Deaths in a clinical trial for Eisai’s Alzheimer’s disease drug lecanemab are once again being flagged, this time in a New England Journal of Medicine entry that highlights a potential risk for patients undergoing a certain type of emergency stroke treatment.

In a letter to the editor published in the NEJM Wednesday afternoon, researchers from the Northwestern University Feinberg School of Medicine detailed the death of a patient who was treated with lecanemab and a common clot-dissolving treatment for strokes, known as a tissue plasminogen activator, or t-PA, and suffered multiple brain bleeds.

The 65-year-old patient had a common genetic risk factor for Alzheimer’s and was in an early stage of cognitive decline. The patient previously participated in the phase 3 Clarity AD trial, and it’s not clear whether they received the treatment or placebo. But the patient went on to participate in the extension portion and received three doses of lecanemab.

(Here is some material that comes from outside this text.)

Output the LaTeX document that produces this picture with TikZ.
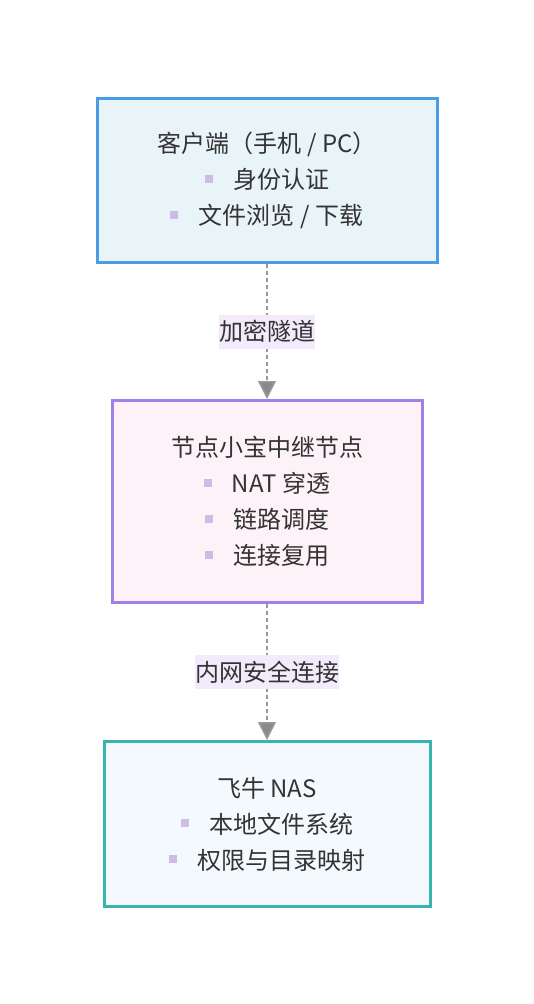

Four days after receiving the final infusion, the person presented at the emergency room with stroke symptoms and t-PA was administered. Shortly after, the patient’s blood pressure spiked and the treatment stopped. A CT scan showed multiple brain bleeds and the patient later died.

The researchers conclude that the “extensive number and variation in sizes of the cerebral hemorrhages in this patient would be unusual as a complication of t-PA solely related to cerebrovascular amyloid.”

Continuing, the article suggests that “the findings raise the possibility of cerebral hemorrhages and necrotizing vasculopathy associated with t-PA infusion in a patient with cerebrovascular amyloid who had received lecanemab.” In other words, the researchers believe that lecanemab could raise the risk of stroke and brain inflammation in patients with amyloid plaques in the brain who receive t-PA.

Eisai in its rebuttal agrees that the case “raises important management issues for patients with Alzheimer’s disease." Catastrophic brain bleeds have previously been reported after t-PA treatment in people who had amyloid presence in the brain, which is a known hallmark of Alzheimer’s; t-PA was considered the cause of death in this case. Eisai noted that another death in the lecanemab trial occurred in a patient with atrial fibrillation who was taking the anticoagulant apixaban, marketed by Bristol Myers Squibb as Eliquis.

“Although t-PA appears to be the proximate cause of death, this was an unusual case, and we understand why the authors want to highlight a potential concern,” Eisai said in the rebuttal. “These reports are consistent with the known increased risk of intracerebral hemorrhage in persons with [cerebral amyloid angiopathy].”

The company said the death occurred in an open-label extension of the Clarity AD trial, which is testing lecanemab’s ability to improve cognitive decline in Alzheimer’s patients. Eisai has been responding to several reports in recent weeks over deaths occurring in patients who took lecanemab, but this is the first time a medical journal has published an official research article on the events.

Lecanemab succeeded in the late-stage Clarity AD trial back in September, surprising an industry that has long gotten used to failures in Alzheimer’s. The FDA is due to rule on the drug's approval by Friday. Eisai worked with Biogen on lecanemab as well as the approved Alzheimer's med Aduhelm.